■ **Goal**
Can you transcribe every line exactly and leave the pictures behind?

■ **Material to process**
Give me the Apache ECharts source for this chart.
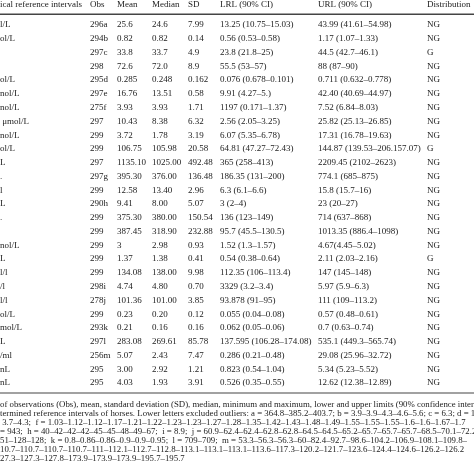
<!DOCTYPE html>
<html>
<head>
<meta charset="utf-8">
<script src="https://cdn.jsdelivr.net/npm/echarts@6/dist/echarts.min.js"></script>
<style>html,body{margin:0;padding:0;background:#fff;overflow:hidden}#chart{width:474px;height:474px}</style>
</head>
<body>
<div id="chart"></div>
<script>
// 表头
var headers = ['ical reference intervals', 'Obs', 'Mean', 'Median', 'SD', 'LRL (90% CI)', 'URL (90% CI)', 'Distribution'];
// 各列数据
var labels = ['l/L', 'ol/L', '', '', 'ol/L', 'nol/L', 'nol/L', ' \u03bcmol/L', 'nol/L', 'ol/L', 'L', '.', 'l', 'L', '.', '', 'nol/L', 'L', 'l/l', '/l', 'l/l', 'ol/L', 'mol/L', 'L', '/ml', 'nL', 'nL'];
var obs = ['296a', '294b', '297c', '298', '295d', '297e', '275f', '297', '299', '299', '297', '297g', '299', '290h', '299', '299', '299', '299', '299', '298i', '278j', '299', '293k', '297l', '256m', '295', '295'];
var mean = ['25.6', '0.82', '33.8', '72.6', '0.285', '16.76', '3.93', '10.43', '3.72', '106.75', '1135.10', '395.30', '12.58', '9.41', '375.30', '387.45', '3', '1.37', '134.08', '4.74', '101.36', '0.23', '0.21', '283.08', '5.07', '3.00', '4.03'];
var median = ['24.6', '0.82', '33.7', '72.0', '0.248', '13.51', '3.93', '8.38', '1.78', '105.98', '1025.00', '376.00', '13.40', '8.00', '380.00', '318.90', '2.98', '1.38', '138.00', '4.80', '101.00', '0.20', '0.16', '269.61', '2.43', '2.92', '1.93'];
var sd = ['7.99', '0.14', '4.9', '8.9', '0.162', '0.58', '1.71', '6.32', '3.19', '20.58', '492.48', '136.48', '2.96', '5.07', '150.54', '232.88', '0.93', '0.41', '9.98', '0.70', '3.85', '0.12', '0.16', '85.78', '7.47', '1.21', '3.91'];
var lrl = ['13.25 (10.75\u201315.03)', '0.56 (0.53\u20130.58)', '23.8 (21.8\u201325)', '55.5 (53\u201357)', '0.076 (0.678\u20130.101)', '9.91 (4.27\u20135.)', '1197 (0.171\u20131.37)', '2.56 (2.05\u20133.25)', '6.07 (5.35\u20136.78)', '64.81 (47.27\u201372.43)', '365 (258\u2013413)', '186.35 (131\u2013200)', '6.3 (6.1\u20136.6)', '3 (2\u20134)', '136 (123\u2013149)', '95.7 (45.5\u2013130.5)', '1.52 (1.3\u20131.57)', '0.54 (0.38\u20130.64)', '112.35 (106\u2013113.4)', '3329 (3.2\u20133.4)', '93.878 (91\u201395)', '0.055 (0.04\u20130.08)', '0.062 (0.05\u20130.06)', '137.595 (106.28\u2013174.08)', '0.286 (0.21\u20130.48)', '0.823 (0.54\u20131.04)', '0.526 (0.35\u20130.55)'];
var url = ['43.99 (41.61\u201354.98)', '1.17 (1.07\u20131.33)', '44.5 (42.7\u201346.1)', '88 (87\u201390)', '0.711 (0.632\u20130.778)', '42.40 (40.69\u201344.97)', '7.52 (6.84\u20138.03)', '25.82 (25.13\u201326.85)', '17.31 (16.78\u201319.63)', '144.87 (139.53\u2013206.157.07)', '2209.45 (2102\u20132623)', '774.1 (685\u2013875)', '15.8 (15.7\u201316)', '23 (20\u201327)', '714 (637\u2013868)', '1013.35 (886.4\u20131098)', '4.67(4.45\u20135.02)', '2.11 (2.03\u20132.16)', '147 (145\u2013148)', '5.97 (5.9\u20136.3)', '111 (109\u2013113.2)', '0.57 (0.48\u20130.61)', '0.7 (0.63\u20130.74)', '535.1 (449.3\u2013565.74)', '29.08 (25.96\u201332.72)', '5.34 (5.23\u20135.52)', '12.62 (12.38\u201312.89)'];
var dist = ['NG', 'NG', 'G', 'NG', 'NG', 'NG', 'NG', 'NG', 'NG', 'G', 'NG', 'NG', 'NG', 'NG', 'NG', 'NG', 'NG', 'G', 'NG', 'NG', 'NG', 'NG', 'NG', 'NG', 'NG', 'NG', 'NG'];
// 表注
var notes = [
	'of observations (Obs), mean, standard deviation (SD), median, minimum and maximum, lower and upper limits (90% confidence intervals)',
	'termined reference intervals of horses. Lower letters excluded outliers: a = 364.8\u2013385.2\u2013403.7; b = 3.9\u20133.9\u20134.3\u20134.6\u20135.6; c = 6.3; d = 1',
	' 3.7\u20134.3;  f = 1.03\u20131.12\u20131.12\u20131.17\u20131.21\u20131.22\u20131.23\u20131.23\u20131.27\u20131.28\u20131.35\u20131.42\u20131.43\u20131.48\u20131.49\u20131.55\u20131.55\u20131.55\u20131.6\u20131.6\u20131.67\u20131.7',
	'= 943;  h = 40\u201342\u201342\u201342\u201345\u201345\u201348\u201349\u201367;  i = 8.9;  j = 60.9\u201362.4\u201362.4\u201362.8\u201362.8\u201364.5\u201364.5\u201365.2\u201365.7\u201365.7\u201365.7\u201368.5\u201370.1\u201372.2\u2013',
	'51\u2013128\u2013128;  k = 0.8\u20130.86\u20130.86\u20130.9\u20130.9\u20130.95;  l = 709\u2013709;  m = 53.3\u201356.3\u201356.3\u201360\u201382.4\u201392.7\u201398.6\u2013104.2\u2013106.9\u2013108.1\u2013109.8\u2013',
	'10.7\u2013110.7\u2013110.7\u2013110.7\u2013111\u2013112.1\u2013112.7\u2013112.8\u2013113.1\u2013113.1\u2013113.1\u2013113.6\u2013117.3\u2013120.2\u2013121.7\u2013123.6\u2013124.4\u2013124.6\u2013126.2\u2013126.2',
	'27.3\u2013127.3\u2013127.8\u2013173.9\u2013173.9\u2013173.9\u2013195.7\u2013195.7'
];

var cols = [labels, obs, mean, median, sd, lrl, url, dist];
var colX = [0, 90, 117, 152, 188, 220, 318, 427];
var font = '"Liberation Serif", "DejaVu Serif", serif';
var rowTop = 25, rowH = 13.77;

var myChart = echarts.init(document.getElementById('chart'));
var els = [];
function txt(x, y, s, size) {
	els.push({ type: 'text', x: x, y: y, style: { text: s, font: (size || 9) + 'px ' + font, fill: '#222', textVerticalAlign: 'middle' } });
}
headers.forEach(function(h, i) { txt(colX[i], 5, h); });
els.push({ type: 'rect', shape: { x: 0, y: 13.5, width: 474, height: 1.5 }, style: { fill: '#444' } });
cols.forEach(function(col, c) {
	col.forEach(function(v, r) { txt(colX[c], rowTop + r * rowH, v); });
});
els.push({ type: 'rect', shape: { x: 0, y: 392.5, width: 474, height: 1 }, style: { fill: '#444' } });
notes.forEach(function(n, i) { txt(0, 405 + i * 9, n, 8.8); });

myChart.setOption({ animation: false, graphic: { elements: els } });
</script>
</body>
</html>
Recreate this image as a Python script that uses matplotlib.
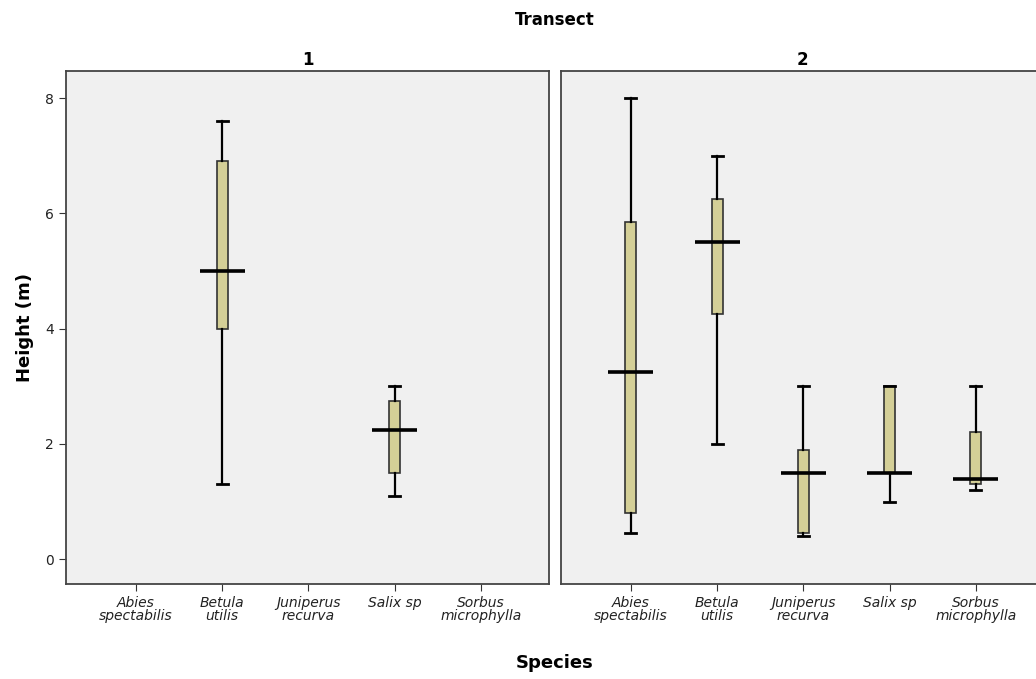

■ **Answer**
Give me the Apache ECharts source for this chart.
<!DOCTYPE html>
<html>
<head>
<meta charset="utf-8">
<script src="https://cdn.jsdelivr.net/npm/echarts@6/dist/echarts.min.js"></script>
<style>html,body{margin:0;padding:0;background:#fff;overflow:hidden}#chart{width:474px;height:474px}</style>
</head>
<body>
<div id="chart"></div>
<script>
// 表头
var headers = ['ical reference intervals', 'Obs', 'Mean', 'Median', 'SD', 'LRL (90% CI)', 'URL (90% CI)', 'Distribution'];
// 各列数据
var labels = ['l/L', 'ol/L', '', '', 'ol/L', 'nol/L', 'nol/L', ' \u03bcmol/L', 'nol/L', 'ol/L', 'L', '.', 'l', 'L', '.', '', 'nol/L', 'L', 'l/l', '/l', 'l/l', 'ol/L', 'mol/L', 'L', '/ml', 'nL', 'nL'];
var obs = ['296a', '294b', '297c', '298', '295d', '297e', '275f', '297', '299', '299', '297', '297g', '299', '290h', '299', '299', '299', '299', '299', '298i', '278j', '299', '293k', '297l', '256m', '295', '295'];
var mean = ['25.6', '0.82', '33.8', '72.6', '0.285', '16.76', '3.93', '10.43', '3.72', '106.75', '1135.10', '395.30', '12.58', '9.41', '375.30', '387.45', '3', '1.37', '134.08', '4.74', '101.36', '0.23', '0.21', '283.08', '5.07', '3.00', '4.03'];
var median = ['24.6', '0.82', '33.7', '72.0', '0.248', '13.51', '3.93', '8.38', '1.78', '105.98', '1025.00', '376.00', '13.40', '8.00', '380.00', '318.90', '2.98', '1.38', '138.00', '4.80', '101.00', '0.20', '0.16', '269.61', '2.43', '2.92', '1.93'];
var sd = ['7.99', '0.14', '4.9', '8.9', '0.162', '0.58', '1.71', '6.32', '3.19', '20.58', '492.48', '136.48', '2.96', '5.07', '150.54', '232.88', '0.93', '0.41', '9.98', '0.70', '3.85', '0.12', '0.16', '85.78', '7.47', '1.21', '3.91'];
var lrl = ['13.25 (10.75\u201315.03)', '0.56 (0.53\u20130.58)', '23.8 (21.8\u201325)', '55.5 (53\u201357)', '0.076 (0.678\u20130.101)', '9.91 (4.27\u20135.)', '1197 (0.171\u20131.37)', '2.56 (2.05\u20133.25)', '6.07 (5.35\u20136.78)', '64.81 (47.27\u201372.43)', '365 (258\u2013413)', '186.35 (131\u2013200)', '6.3 (6.1\u20136.6)', '3 (2\u20134)', '136 (123\u2013149)', '95.7 (45.5\u2013130.5)', '1.52 (1.3\u20131.57)', '0.54 (0.38\u20130.64)', '112.35 (106\u2013113.4)', '3329 (3.2\u20133.4)', '93.878 (91\u201395)', '0.055 (0.04\u20130.08)', '0.062 (0.05\u20130.06)', '137.595 (106.28\u2013174.08)', '0.286 (0.21\u20130.48)', '0.823 (0.54\u20131.04)', '0.526 (0.35\u20130.55)'];
var url = ['43.99 (41.61\u201354.98)', '1.17 (1.07\u20131.33)', '44.5 (42.7\u201346.1)', '88 (87\u201390)', '0.711 (0.632\u20130.778)', '42.40 (40.69\u201344.97)', '7.52 (6.84\u20138.03)', '25.82 (25.13\u201326.85)', '17.31 (16.78\u201319.63)', '144.87 (139.53\u2013206.157.07)', '2209.45 (2102\u20132623)', '774.1 (685\u2013875)', '15.8 (15.7\u201316)', '23 (20\u201327)', '714 (637\u2013868)', '1013.35 (886.4\u20131098)', '4.67(4.45\u20135.02)', '2.11 (2.03\u20132.16)', '147 (145\u2013148)', '5.97 (5.9\u20136.3)', '111 (109\u2013113.2)', '0.57 (0.48\u20130.61)', '0.7 (0.63\u20130.74)', '535.1 (449.3\u2013565.74)', '29.08 (25.96\u201332.72)', '5.34 (5.23\u20135.52)', '12.62 (12.38\u201312.89)'];
var dist = ['NG', 'NG', 'G', 'NG', 'NG', 'NG', 'NG', 'NG', 'NG', 'G', 'NG', 'NG', 'NG', 'NG', 'NG', 'NG', 'NG', 'G', 'NG', 'NG', 'NG', 'NG', 'NG', 'NG', 'NG', 'NG', 'NG'];
// 表注
var notes = [
	'of observations (Obs), mean, standard deviation (SD), median, minimum and maximum, lower and upper limits (90% confidence intervals)',
	'termined reference intervals of horses. Lower letters excluded outliers: a = 364.8\u2013385.2\u2013403.7; b = 3.9\u20133.9\u20134.3\u20134.6\u20135.6; c = 6.3; d = 1',
	' 3.7\u20134.3;  f = 1.03\u20131.12\u20131.12\u20131.17\u20131.21\u20131.22\u20131.23\u20131.23\u20131.27\u20131.28\u20131.35\u20131.42\u20131.43\u20131.48\u20131.49\u20131.55\u20131.55\u20131.55\u20131.6\u20131.6\u20131.67\u20131.7',
	'= 943;  h = 40\u201342\u201342\u201342\u201345\u201345\u201348\u201349\u201367;  i = 8.9;  j = 60.9\u201362.4\u201362.4\u201362.8\u201362.8\u201364.5\u201364.5\u201365.2\u201365.7\u201365.7\u201365.7\u201368.5\u201370.1\u201372.2\u2013',
	'51\u2013128\u2013128;  k = 0.8\u20130.86\u20130.86\u20130.9\u20130.9\u20130.95;  l = 709\u2013709;  m = 53.3\u201356.3\u201356.3\u201360\u201382.4\u201392.7\u201398.6\u2013104.2\u2013106.9\u2013108.1\u2013109.8\u2013',
	'10.7\u2013110.7\u2013110.7\u2013110.7\u2013111\u2013112.1\u2013112.7\u2013112.8\u2013113.1\u2013113.1\u2013113.1\u2013113.6\u2013117.3\u2013120.2\u2013121.7\u2013123.6\u2013124.4\u2013124.6\u2013126.2\u2013126.2',
	'27.3\u2013127.3\u2013127.8\u2013173.9\u2013173.9\u2013173.9\u2013195.7\u2013195.7'
];

var cols = [labels, obs, mean, median, sd, lrl, url, dist];
var colX = [0, 90, 117, 152, 188, 220, 318, 427];
var font = '"Liberation Serif", "DejaVu Serif", serif';
var rowTop = 25, rowH = 13.77;

var myChart = echarts.init(document.getElementById('chart'));
var els = [];
function txt(x, y, s, size) {
	els.push({ type: 'text', x: x, y: y, style: { text: s, font: (size || 9) + 'px ' + font, fill: '#222', textVerticalAlign: 'middle' } });
}
headers.forEach(function(h, i) { txt(colX[i], 5, h); });
els.push({ type: 'rect', shape: { x: 0, y: 13.5, width: 474, height: 1.5 }, style: { fill: '#444' } });
cols.forEach(function(col, c) {
	col.forEach(function(v, r) { txt(colX[c], rowTop + r * rowH, v); });
});
els.push({ type: 'rect', shape: { x: 0, y: 392.5, width: 474, height: 1 }, style: { fill: '#444' } });
notes.forEach(function(n, i) { txt(0, 405 + i * 9, n, 8.8); });

myChart.setOption({ animation: false, graphic: { elements: els } });
</script>
</body>
</html>
Recreate this image as a Python script that uses matplotlib.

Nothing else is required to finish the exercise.